— Start —
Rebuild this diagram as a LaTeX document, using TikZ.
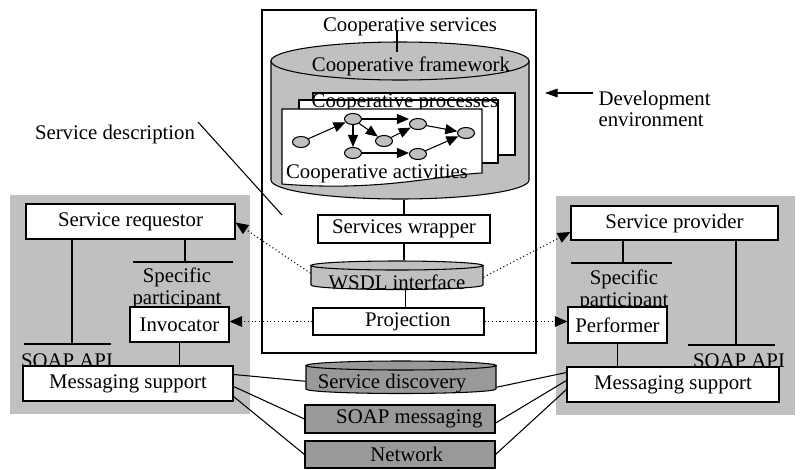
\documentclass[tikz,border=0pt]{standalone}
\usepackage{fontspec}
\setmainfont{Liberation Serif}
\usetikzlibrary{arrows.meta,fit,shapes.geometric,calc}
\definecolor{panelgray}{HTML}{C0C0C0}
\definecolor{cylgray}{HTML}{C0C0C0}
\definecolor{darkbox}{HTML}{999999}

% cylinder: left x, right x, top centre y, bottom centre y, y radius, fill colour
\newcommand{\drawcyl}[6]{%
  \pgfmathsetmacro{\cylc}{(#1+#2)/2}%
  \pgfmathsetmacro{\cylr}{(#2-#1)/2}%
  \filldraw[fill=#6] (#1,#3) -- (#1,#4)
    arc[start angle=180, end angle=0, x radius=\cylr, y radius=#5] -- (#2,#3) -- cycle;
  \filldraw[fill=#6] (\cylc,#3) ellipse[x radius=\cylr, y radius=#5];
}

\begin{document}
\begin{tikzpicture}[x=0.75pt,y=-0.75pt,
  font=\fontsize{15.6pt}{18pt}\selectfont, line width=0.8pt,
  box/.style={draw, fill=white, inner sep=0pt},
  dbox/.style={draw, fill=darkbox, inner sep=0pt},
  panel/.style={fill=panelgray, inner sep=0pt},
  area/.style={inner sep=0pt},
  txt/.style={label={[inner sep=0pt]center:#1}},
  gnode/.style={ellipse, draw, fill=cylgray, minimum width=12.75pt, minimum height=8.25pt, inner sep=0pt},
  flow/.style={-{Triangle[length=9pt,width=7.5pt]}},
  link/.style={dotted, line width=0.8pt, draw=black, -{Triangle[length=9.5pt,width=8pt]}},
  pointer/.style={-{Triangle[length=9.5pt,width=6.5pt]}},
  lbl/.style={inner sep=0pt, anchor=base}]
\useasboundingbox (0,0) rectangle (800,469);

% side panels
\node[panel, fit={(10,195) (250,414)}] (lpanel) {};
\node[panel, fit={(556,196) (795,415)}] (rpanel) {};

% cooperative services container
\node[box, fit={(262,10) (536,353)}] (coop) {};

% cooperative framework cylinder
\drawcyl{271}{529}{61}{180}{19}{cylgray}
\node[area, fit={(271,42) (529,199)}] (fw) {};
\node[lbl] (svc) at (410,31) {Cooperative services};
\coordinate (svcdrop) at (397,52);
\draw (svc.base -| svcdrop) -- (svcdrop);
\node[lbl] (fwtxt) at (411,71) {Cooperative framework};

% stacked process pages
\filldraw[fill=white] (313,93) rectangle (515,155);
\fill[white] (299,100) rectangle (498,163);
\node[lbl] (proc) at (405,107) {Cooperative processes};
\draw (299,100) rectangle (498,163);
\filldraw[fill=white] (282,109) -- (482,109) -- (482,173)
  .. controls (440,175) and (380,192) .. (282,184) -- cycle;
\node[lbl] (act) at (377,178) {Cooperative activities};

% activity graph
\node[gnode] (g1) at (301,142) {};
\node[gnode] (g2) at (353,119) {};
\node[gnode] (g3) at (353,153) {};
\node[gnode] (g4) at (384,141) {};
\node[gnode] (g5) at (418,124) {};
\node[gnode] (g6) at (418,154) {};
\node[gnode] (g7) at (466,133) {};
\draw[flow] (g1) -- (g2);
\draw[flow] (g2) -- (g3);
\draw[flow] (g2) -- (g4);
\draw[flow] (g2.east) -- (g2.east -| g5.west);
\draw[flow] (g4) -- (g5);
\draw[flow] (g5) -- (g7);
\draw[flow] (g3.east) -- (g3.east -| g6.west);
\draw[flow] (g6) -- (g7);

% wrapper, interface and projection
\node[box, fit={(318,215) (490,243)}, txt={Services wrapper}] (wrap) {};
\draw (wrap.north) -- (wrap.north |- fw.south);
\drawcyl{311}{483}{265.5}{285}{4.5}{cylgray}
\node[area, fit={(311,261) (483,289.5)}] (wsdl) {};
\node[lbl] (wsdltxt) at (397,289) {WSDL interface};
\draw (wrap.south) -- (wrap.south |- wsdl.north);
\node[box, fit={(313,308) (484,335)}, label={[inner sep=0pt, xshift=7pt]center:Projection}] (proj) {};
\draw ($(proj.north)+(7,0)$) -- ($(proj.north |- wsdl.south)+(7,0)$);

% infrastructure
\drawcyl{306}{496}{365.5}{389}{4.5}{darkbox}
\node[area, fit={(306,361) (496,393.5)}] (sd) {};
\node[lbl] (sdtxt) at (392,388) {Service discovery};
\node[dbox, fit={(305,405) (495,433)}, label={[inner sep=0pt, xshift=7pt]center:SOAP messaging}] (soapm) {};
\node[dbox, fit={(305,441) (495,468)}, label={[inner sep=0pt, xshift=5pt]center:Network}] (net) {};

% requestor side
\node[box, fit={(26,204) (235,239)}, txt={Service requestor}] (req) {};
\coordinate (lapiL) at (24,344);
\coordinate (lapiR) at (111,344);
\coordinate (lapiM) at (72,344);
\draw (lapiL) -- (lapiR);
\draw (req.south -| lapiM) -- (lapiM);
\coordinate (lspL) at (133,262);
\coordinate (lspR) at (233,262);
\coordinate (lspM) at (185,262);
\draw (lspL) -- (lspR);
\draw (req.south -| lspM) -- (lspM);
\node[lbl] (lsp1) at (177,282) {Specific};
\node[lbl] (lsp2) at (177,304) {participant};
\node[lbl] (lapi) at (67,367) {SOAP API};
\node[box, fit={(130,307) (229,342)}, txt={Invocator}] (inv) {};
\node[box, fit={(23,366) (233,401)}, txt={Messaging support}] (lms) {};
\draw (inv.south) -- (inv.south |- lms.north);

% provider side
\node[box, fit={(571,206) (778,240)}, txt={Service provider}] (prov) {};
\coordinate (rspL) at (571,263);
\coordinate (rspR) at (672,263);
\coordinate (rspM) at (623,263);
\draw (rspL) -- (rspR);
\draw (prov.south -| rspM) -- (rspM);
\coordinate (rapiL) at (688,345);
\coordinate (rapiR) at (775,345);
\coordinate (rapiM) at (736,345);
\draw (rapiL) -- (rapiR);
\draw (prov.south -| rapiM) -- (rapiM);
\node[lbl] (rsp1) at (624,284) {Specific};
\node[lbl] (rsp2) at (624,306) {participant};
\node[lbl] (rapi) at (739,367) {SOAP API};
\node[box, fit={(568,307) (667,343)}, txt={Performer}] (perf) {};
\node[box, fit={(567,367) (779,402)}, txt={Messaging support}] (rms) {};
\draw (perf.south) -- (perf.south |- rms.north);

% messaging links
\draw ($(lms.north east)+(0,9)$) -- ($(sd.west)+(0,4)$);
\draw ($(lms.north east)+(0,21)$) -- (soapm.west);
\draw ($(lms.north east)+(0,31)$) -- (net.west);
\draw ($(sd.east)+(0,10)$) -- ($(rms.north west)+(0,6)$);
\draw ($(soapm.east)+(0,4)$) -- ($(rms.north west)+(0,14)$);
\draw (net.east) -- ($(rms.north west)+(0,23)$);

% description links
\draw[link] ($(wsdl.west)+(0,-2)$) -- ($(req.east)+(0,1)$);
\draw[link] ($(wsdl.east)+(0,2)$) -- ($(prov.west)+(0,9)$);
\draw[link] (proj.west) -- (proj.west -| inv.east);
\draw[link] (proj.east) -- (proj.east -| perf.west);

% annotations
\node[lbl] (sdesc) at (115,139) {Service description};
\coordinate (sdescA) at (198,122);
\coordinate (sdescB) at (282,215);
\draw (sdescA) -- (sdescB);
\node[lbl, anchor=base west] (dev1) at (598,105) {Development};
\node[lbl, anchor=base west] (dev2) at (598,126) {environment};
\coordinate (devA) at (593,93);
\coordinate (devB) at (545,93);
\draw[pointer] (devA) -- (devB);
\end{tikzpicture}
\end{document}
— End —
— Start —
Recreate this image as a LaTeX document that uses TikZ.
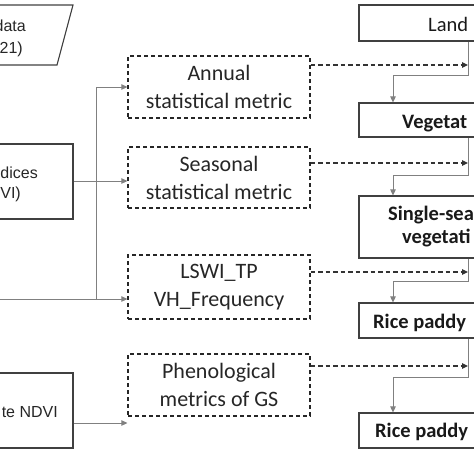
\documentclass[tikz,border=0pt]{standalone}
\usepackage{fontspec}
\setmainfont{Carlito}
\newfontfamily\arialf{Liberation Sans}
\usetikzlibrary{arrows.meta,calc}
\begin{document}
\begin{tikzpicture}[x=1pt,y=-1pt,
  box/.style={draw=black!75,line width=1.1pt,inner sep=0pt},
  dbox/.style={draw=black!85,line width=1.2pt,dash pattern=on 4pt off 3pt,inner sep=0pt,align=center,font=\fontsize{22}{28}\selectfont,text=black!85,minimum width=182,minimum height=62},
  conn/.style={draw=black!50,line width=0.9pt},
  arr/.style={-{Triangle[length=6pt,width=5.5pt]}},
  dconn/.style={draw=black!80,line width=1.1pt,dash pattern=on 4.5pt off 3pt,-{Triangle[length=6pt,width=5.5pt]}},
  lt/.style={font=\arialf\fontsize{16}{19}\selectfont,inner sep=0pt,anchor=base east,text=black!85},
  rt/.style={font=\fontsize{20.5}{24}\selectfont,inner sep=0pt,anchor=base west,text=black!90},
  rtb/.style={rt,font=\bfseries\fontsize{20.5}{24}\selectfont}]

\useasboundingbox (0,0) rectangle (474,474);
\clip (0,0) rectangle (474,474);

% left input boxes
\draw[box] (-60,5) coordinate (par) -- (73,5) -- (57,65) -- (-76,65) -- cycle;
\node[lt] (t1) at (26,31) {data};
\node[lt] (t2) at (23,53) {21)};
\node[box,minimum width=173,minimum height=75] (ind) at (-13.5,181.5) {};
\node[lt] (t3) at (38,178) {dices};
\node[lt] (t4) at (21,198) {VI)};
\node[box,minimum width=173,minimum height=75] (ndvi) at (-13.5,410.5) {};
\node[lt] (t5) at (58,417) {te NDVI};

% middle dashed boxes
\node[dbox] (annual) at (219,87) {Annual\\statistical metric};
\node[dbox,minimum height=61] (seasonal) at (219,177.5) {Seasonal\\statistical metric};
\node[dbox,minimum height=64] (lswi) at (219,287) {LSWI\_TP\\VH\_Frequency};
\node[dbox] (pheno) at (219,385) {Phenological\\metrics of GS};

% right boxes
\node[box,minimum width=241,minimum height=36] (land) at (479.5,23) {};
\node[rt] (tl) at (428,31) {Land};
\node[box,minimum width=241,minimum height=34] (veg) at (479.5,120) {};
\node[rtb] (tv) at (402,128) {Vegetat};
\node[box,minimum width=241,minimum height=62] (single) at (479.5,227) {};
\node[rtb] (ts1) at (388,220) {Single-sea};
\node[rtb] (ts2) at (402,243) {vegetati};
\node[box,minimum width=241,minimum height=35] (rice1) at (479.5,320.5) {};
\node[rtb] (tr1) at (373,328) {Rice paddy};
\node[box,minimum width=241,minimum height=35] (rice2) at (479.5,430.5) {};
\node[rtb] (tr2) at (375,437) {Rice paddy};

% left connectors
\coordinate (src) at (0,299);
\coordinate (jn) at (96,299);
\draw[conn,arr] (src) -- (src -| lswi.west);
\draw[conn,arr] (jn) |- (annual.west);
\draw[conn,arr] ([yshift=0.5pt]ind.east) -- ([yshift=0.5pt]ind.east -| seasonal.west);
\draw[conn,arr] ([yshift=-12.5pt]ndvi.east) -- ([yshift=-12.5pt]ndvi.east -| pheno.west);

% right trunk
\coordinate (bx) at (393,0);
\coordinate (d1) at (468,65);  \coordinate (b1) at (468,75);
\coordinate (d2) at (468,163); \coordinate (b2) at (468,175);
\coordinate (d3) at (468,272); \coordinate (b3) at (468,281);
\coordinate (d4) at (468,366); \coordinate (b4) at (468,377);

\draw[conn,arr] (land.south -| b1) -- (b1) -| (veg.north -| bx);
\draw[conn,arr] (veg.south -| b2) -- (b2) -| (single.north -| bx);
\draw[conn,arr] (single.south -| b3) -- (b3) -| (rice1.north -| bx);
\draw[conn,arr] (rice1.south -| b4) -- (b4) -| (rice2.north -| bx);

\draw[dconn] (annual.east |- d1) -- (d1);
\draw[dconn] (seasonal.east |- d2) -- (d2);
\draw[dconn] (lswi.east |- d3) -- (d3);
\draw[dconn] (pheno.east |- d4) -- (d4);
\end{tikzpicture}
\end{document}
— End —
— Start —
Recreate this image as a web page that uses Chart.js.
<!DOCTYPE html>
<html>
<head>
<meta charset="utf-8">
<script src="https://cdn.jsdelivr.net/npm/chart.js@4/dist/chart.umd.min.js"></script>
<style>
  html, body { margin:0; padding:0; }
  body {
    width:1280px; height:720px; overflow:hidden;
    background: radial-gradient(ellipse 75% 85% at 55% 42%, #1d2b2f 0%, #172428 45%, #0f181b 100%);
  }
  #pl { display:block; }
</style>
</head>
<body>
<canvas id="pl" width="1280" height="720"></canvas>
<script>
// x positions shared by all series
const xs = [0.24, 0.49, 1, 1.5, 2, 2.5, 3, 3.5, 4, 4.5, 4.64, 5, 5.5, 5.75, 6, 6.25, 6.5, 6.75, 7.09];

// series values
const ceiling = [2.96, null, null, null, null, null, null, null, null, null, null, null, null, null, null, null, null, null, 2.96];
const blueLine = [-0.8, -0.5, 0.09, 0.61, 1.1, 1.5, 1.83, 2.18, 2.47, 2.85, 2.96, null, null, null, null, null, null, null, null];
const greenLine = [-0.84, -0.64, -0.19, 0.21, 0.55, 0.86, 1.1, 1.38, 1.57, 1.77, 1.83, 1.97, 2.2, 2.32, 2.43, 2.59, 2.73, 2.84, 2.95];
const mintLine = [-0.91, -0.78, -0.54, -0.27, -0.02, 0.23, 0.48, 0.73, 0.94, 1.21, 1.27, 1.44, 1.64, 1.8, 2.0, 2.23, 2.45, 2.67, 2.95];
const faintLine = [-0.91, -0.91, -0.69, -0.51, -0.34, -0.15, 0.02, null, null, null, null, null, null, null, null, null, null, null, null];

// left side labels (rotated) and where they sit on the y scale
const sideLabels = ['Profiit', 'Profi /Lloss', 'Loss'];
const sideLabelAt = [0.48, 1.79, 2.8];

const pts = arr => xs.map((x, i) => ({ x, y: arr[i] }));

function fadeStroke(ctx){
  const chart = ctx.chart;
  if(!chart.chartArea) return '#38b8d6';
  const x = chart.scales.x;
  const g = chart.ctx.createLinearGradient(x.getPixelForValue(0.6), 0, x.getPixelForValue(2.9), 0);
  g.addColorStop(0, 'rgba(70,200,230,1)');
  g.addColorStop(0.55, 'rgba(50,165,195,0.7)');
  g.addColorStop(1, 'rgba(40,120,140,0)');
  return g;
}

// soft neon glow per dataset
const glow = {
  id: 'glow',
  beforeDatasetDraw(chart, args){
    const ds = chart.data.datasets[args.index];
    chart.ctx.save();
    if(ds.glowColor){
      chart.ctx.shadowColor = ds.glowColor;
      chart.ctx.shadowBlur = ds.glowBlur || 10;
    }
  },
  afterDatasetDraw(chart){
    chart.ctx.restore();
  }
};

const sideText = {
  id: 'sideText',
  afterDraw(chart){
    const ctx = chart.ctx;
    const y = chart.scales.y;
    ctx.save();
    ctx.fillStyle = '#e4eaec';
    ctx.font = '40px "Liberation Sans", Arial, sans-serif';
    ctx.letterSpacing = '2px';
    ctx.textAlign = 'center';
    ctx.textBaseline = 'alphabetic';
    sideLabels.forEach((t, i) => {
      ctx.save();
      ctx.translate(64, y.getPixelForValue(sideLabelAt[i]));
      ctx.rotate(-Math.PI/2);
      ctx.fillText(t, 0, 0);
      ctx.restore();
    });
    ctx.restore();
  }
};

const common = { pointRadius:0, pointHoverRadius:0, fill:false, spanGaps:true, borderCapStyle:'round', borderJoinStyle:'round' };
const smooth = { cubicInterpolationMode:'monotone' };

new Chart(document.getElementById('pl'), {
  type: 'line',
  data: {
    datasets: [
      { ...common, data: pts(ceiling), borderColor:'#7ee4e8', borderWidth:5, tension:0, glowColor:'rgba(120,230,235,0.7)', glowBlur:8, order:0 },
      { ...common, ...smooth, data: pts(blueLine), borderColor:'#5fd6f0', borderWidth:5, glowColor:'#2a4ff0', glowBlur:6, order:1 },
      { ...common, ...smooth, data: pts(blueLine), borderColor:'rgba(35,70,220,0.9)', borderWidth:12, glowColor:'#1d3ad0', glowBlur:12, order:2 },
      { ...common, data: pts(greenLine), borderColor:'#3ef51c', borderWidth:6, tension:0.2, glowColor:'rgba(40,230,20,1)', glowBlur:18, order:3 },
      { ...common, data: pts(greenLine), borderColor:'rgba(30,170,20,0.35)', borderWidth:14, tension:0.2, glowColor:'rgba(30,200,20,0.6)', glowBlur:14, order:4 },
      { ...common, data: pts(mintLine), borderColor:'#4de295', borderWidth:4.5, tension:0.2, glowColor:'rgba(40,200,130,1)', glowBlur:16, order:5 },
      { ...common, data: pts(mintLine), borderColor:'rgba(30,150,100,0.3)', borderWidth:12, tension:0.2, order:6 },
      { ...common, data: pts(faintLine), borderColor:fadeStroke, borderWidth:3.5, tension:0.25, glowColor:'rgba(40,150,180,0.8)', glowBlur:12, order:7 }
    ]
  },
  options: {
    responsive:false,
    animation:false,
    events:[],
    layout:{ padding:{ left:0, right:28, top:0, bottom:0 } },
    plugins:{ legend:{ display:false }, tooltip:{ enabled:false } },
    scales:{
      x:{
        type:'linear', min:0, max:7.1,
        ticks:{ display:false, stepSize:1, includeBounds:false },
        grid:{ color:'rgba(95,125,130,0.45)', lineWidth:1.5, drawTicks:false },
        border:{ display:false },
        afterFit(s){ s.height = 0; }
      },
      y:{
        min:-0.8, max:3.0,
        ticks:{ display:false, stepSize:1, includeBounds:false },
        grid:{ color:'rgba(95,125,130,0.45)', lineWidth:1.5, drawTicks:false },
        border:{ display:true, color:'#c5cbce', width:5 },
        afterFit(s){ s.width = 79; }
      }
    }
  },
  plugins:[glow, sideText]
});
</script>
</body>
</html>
— End —
• [Problem statement]: Give back exactly the lines from the one containing "Rebuild this diagram" to the one containing "(fwtxt) at (411,71)", both included, and no pictures.

• [Result of this exercise]:
Rebuild this diagram as a LaTeX document, using TikZ.
\documentclass[tikz,border=0pt]{standalone}
\usepackage{fontspec}
\setmainfont{Liberation Serif}
\usetikzlibrary{arrows.meta,fit,shapes.geometric,calc}
\definecolor{panelgray}{HTML}{C0C0C0}
\definecolor{cylgray}{HTML}{C0C0C0}
\definecolor{darkbox}{HTML}{999999}

% cylinder: left x, right x, top centre y, bottom centre y, y radius, fill colour
\newcommand{\drawcyl}[6]{%
  \pgfmathsetmacro{\cylc}{(#1+#2)/2}%
  \pgfmathsetmacro{\cylr}{(#2-#1)/2}%
  \filldraw[fill=#6] (#1,#3) -- (#1,#4)
    arc[start angle=180, end angle=0, x radius=\cylr, y radius=#5] -- (#2,#3) -- cycle;
  \filldraw[fill=#6] (\cylc,#3) ellipse[x radius=\cylr, y radius=#5];
}

\begin{document}
\begin{tikzpicture}[x=0.75pt,y=-0.75pt,
  font=\fontsize{15.6pt}{18pt}\selectfont, line width=0.8pt,
  box/.style={draw, fill=white, inner sep=0pt},
  dbox/.style={draw, fill=darkbox, inner sep=0pt},
  panel/.style={fill=panelgray, inner sep=0pt},
  area/.style={inner sep=0pt},
  txt/.style={label={[inner sep=0pt]center:#1}},
  gnode/.style={ellipse, draw, fill=cylgray, minimum width=12.75pt, minimum height=8.25pt, inner sep=0pt},
  flow/.style={-{Triangle[length=9pt,width=7.5pt]}},
  link/.style={dotted, line width=0.8pt, draw=black, -{Triangle[length=9.5pt,width=8pt]}},
  pointer/.style={-{Triangle[length=9.5pt,width=6.5pt]}},
  lbl/.style={inner sep=0pt, anchor=base}]
\useasboundingbox (0,0) rectangle (800,469);

% side panels
\node[panel, fit={(10,195) (250,414)}] (lpanel) {};
\node[panel, fit={(556,196) (795,415)}] (rpanel) {};

% cooperative services container
\node[box, fit={(262,10) (536,353)}] (coop) {};

% cooperative framework cylinder
\drawcyl{271}{529}{61}{180}{19}{cylgray}
\node[area, fit={(271,42) (529,199)}] (fw) {};
\node[lbl] (svc) at (410,31) {Cooperative services};
\coordinate (svcdrop) at (397,52);
\draw (svc.base -| svcdrop) -- (svcdrop);
\node[lbl] (fwtxt) at (411,71) {Cooperative framework};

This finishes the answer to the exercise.